You are right about this, ΔT is not the same in both sides of the equation.
In addition, T will be a function of x too, warmer near the second (hot) block and cooler in the other end.

But let's assume that T (in the handle block) is uniform and T is a function of time only (and not of distance). And let's assume that Δx=l/2 (the distance in which heat is transferred).

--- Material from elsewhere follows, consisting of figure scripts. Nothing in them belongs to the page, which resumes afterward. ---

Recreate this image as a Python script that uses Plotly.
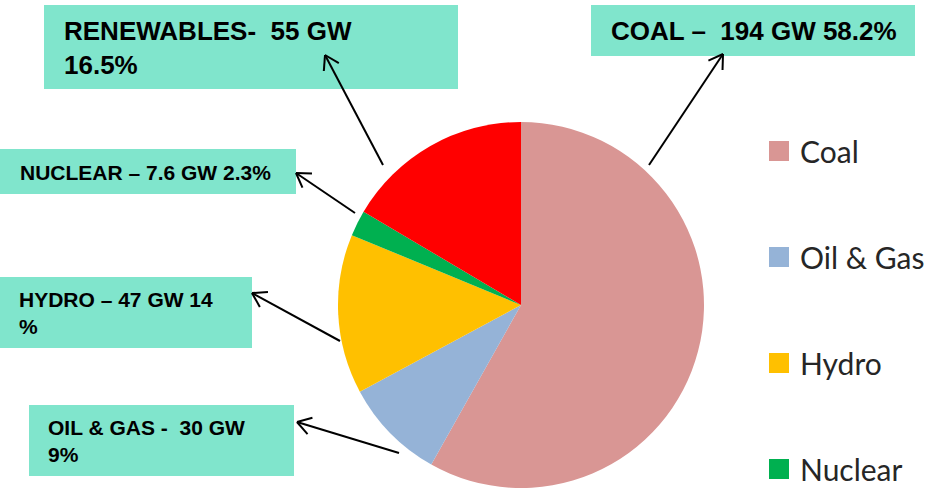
import math
import plotly.graph_objects as go

# ---------------- data ----------------
labels = ["Coal", "Oil & Gas", "Hydro", "Nuclear", "Renewables"]
capacity_gw = [194, 30, 47, 7.6, 55]
colors = ["#D99694", "#95B3D7", "#FFC000", "#00B050", "#FF0000"]
callout_texts = [
    "COAL –  194 GW 58.2%",
    "OIL & GAS -  30 GW<br>9%",
    "HYDRO – 47 GW 14<br>%",
    "NUCLEAR – 7.6 GW 2.3%",
    "RENEWABLES-  55 GW<br>16.5%",
]

# ---------------- layout helpers (pixel -> paper) ----------------
W, H = 937, 488
def px(x):
    return x / W
def py(y):
    return 1 - y / H

# callout geometry (pixels): box (x0,y0,x1,y1), text left, text center y, font size, arrow tail, arrow tip
callouts = [
    dict(box=(591, 5, 915, 56), tx=609, ty=31, fs=26, tail=(649, 165), tip=(723, 54)),
    dict(box=(29, 405, 294, 476), tx=46, ty=441, fs=21, tail=(399, 453), tip=(297, 422)),
    dict(box=(0, 277, 252, 348), tx=17, ty=313, fs=21, tail=(340, 341), tip=(252, 293)),
    dict(box=(0, 149, 296, 194), tx=18, ty=172, fs=21, tail=(355, 213), tip=(296, 173)),
    dict(box=(44, 5, 458, 89), tx=62, ty=48, fs=26, tail=(383, 165), tip=(325, 55)),
]

fig = go.Figure()

cx, cy, r = 521, 305, 183
fig.add_trace(go.Pie(
    labels=labels,
    values=capacity_gw,
    marker=dict(colors=colors, line=dict(width=0)),
    sort=False,
    direction="clockwise",
    rotation=0,
    textinfo="none",
    hoverinfo="label+value+percent",
    showlegend=False,
    domain=dict(x=[px(cx - r), px(cx + r)], y=[py(cy + r), py(cy - r)]),
))

shapes = []
annotations = []
teal = "#80E5CC"
for text, c in zip(callout_texts, callouts):
    x0, y0, x1, y1 = c["box"]
    shapes.append(dict(type="rect", xref="paper", yref="paper",
                       x0=px(x0), x1=px(x1), y0=py(y1), y1=py(y0),
                       fillcolor=teal, line=dict(width=0), layer="below"))
    annotations.append(dict(xref="paper", yref="paper", x=px(c["tx"]), y=py(c["ty"]),
                            xanchor="left", yanchor="middle", align="left",
                            text="<b>" + text + "</b>", showarrow=False,
                            font=dict(family="Liberation Sans, Arial", size=c["fs"], color="#000000")))
    # arrow line + open V head
    (tx_, ty_), (hx, hy) = c["tail"], c["tip"]
    shapes.append(dict(type="line", xref="paper", yref="paper",
                       x0=px(tx_), y0=py(ty_), x1=px(hx), y1=py(hy),
                       line=dict(color="#000000", width=2)))
    ang = math.atan2(ty_ - hy, tx_ - hx)
    for d in (math.radians(32), -math.radians(32)):
        ex = hx + 16 * math.cos(ang + d)
        ey = hy + 16 * math.sin(ang + d)
        shapes.append(dict(type="line", xref="paper", yref="paper",
                           x0=px(hx), y0=py(hy), x1=px(ex), y1=py(ey),
                           line=dict(color="#000000", width=2)))

# legend (manual, to reproduce the spacing); entries falling below the canvas are not visible
leg_x, leg_y0, leg_step, sq = 769, 151, 106, 20
for i, (lab, col) in enumerate(zip(labels, colors)):
    yc = leg_y0 + i * leg_step
    if yc + sq / 2 > H:
        continue
    shapes.append(dict(type="rect", xref="paper", yref="paper",
                       x0=px(leg_x), x1=px(leg_x + sq), y0=py(yc + sq / 2), y1=py(yc - sq / 2),
                       fillcolor=col, line=dict(width=0)))
    annotations.append(dict(xref="paper", yref="paper", x=px(leg_x + 29), y=py(yc),
                            xanchor="left", yanchor="middle", text=lab, showarrow=False,
                            font=dict(family="Lato", size=30, color="#262626")))

fig.update_layout(
    width=W, height=H,
    margin=dict(l=0, r=0, t=0, b=0),
    paper_bgcolor="#FFFFFF",
    plot_bgcolor="#FFFFFF",
    shapes=shapes,
    annotations=annotations,
)

fig.write_html("out.html", config={"displayModeBar": False},
               post_script="document.body.style.margin='0';")
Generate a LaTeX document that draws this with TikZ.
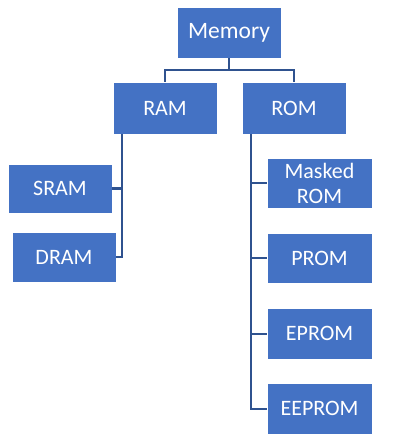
\documentclass[tikz,border=0pt]{standalone}
\usepackage{fontspec}
\setmainfont{Carlito}
\usetikzlibrary{positioning,calc}
\definecolor{boxblue}{RGB}{68,114,196}
\definecolor{lineblue}{RGB}{47,82,143}

\tikzset{
  membox/.style={
    draw=white, line width=0.75pt, fill=boxblue,
    text=white, inner sep=0pt, align=center,
    minimum width=104pt, minimum height=51pt,
    font=\fontsize{22}{25}\selectfont
  },
  tree/.style={draw=lineblue, line width=2pt}
}

\begin{document}
\begin{tikzpicture}[x=1pt,y=-1pt]

% Canvas
\useasboundingbox (0,0) rectangle (400,438);

% Top level
\node[membox, font=\fontsize{23.5}{27}\selectfont] (mem) at (229,32.5) {Memory};

% Second level
\node[membox, minimum height=52pt] (ram) at (165,108) {RAM};
\node[membox, minimum height=52pt] (rom) at (294,108) {ROM};

% RAM children
\node[membox, minimum height=49pt] (sram) at (60,188.5) {SRAM};
\node[membox, minimum height=50pt] (dram) at (64,257) {DRAM};

% ROM children
\node[membox, minimum width=105pt, minimum height=50pt] (mrom) at (319.5,183) {Masked\\ROM};
\node[membox, minimum width=105pt, minimum height=50pt] (prom) at (319.5,258) {PROM};
\node[membox, minimum width=105pt, minimum height=51pt] (eprom) at (319.5,333.5) {EPROM};
\node[membox, minimum width=105pt, minimum height=51pt] (eeprom) at (319.5,408.5) {EEPROM};

% Connectors from the top
\draw[tree] (mem.south) -- ++(0,12) -| (ram.north);
\draw[tree] (mem.south) -- ++(0,12) -| (rom.north);

% Trunks
\coordinate (ramtrunk) at ($(ram.south west)+(9,0)$);
\coordinate (romtrunk) at ($(rom.south west)+(9,0)$);

\foreach \child in {sram,dram} {
  \draw[tree] (ramtrunk) |- (\child.east);
}
\foreach \child in {mrom,prom,eprom,eeprom} {
  \draw[tree] (romtrunk) |- (\child.west);
}

\end{tikzpicture}
\end{document}
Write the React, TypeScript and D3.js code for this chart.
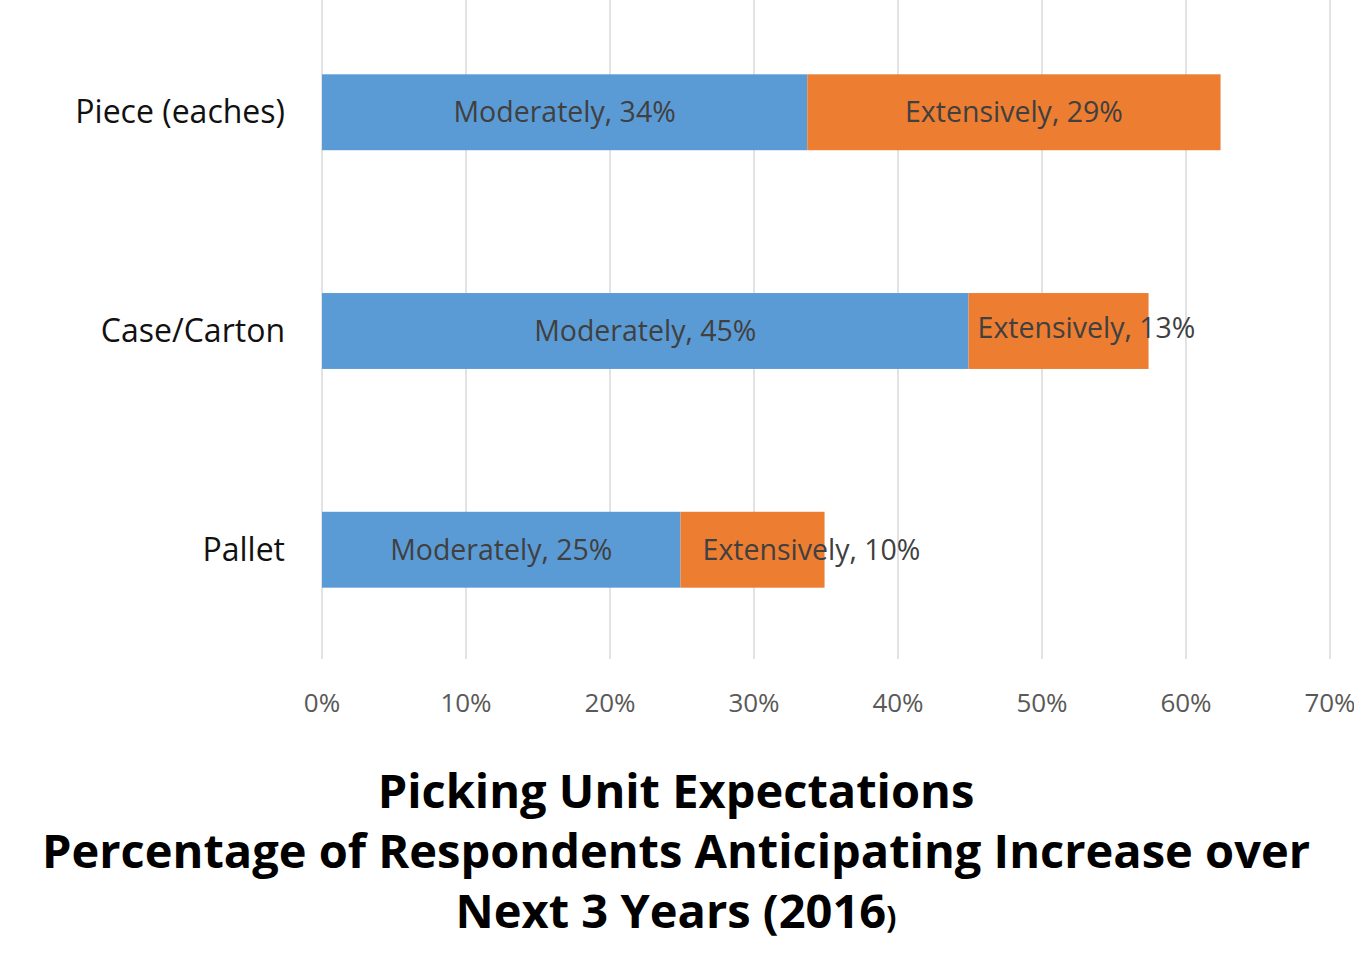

Then the final equation is $$\frac {d(T-T_0)} {dt} = - \frac {T-T_h} {\tau}$$
where T₀ is the initial temperature of the handle block.

It seems that we can integrate this equation without problems because d(T-T₀)=dT=d(T-T_h) So, if we substitute d(T-T₀) with d(T-T_h) and separate the equation, we get $$\frac {d(T-T_h)} {T-T_h} = - \frac {dt} {\tau}$$ FInally, if we substitute T-T_h=ΔT, we get the same solution for ΔΤ (ΔT₀=T₀-T_h).

Hi there, apologies for the delayed reply as I have been working on some other things recently.

Is this to say that the small increase in temperature of the cooler bit from its original temperature $d(T - T_0)$ is also a small increase of temperature towards $T_h$ as given by $\Delta T = T - T_h$?

Thanks for assisting!

 

[DoItForYourself]

Hi there, apologies for the delayed reply as I have been working on some other things recently.

Is this to say that the small increase in temperature of the cooler bit from its original temperature $d(T - T_0)$ is also a small increase of temperature towards $T_h$ as given by $\Delta T = T - T_h$?

Thanks for assisting!

Yes, because T₀ and T_h are constants.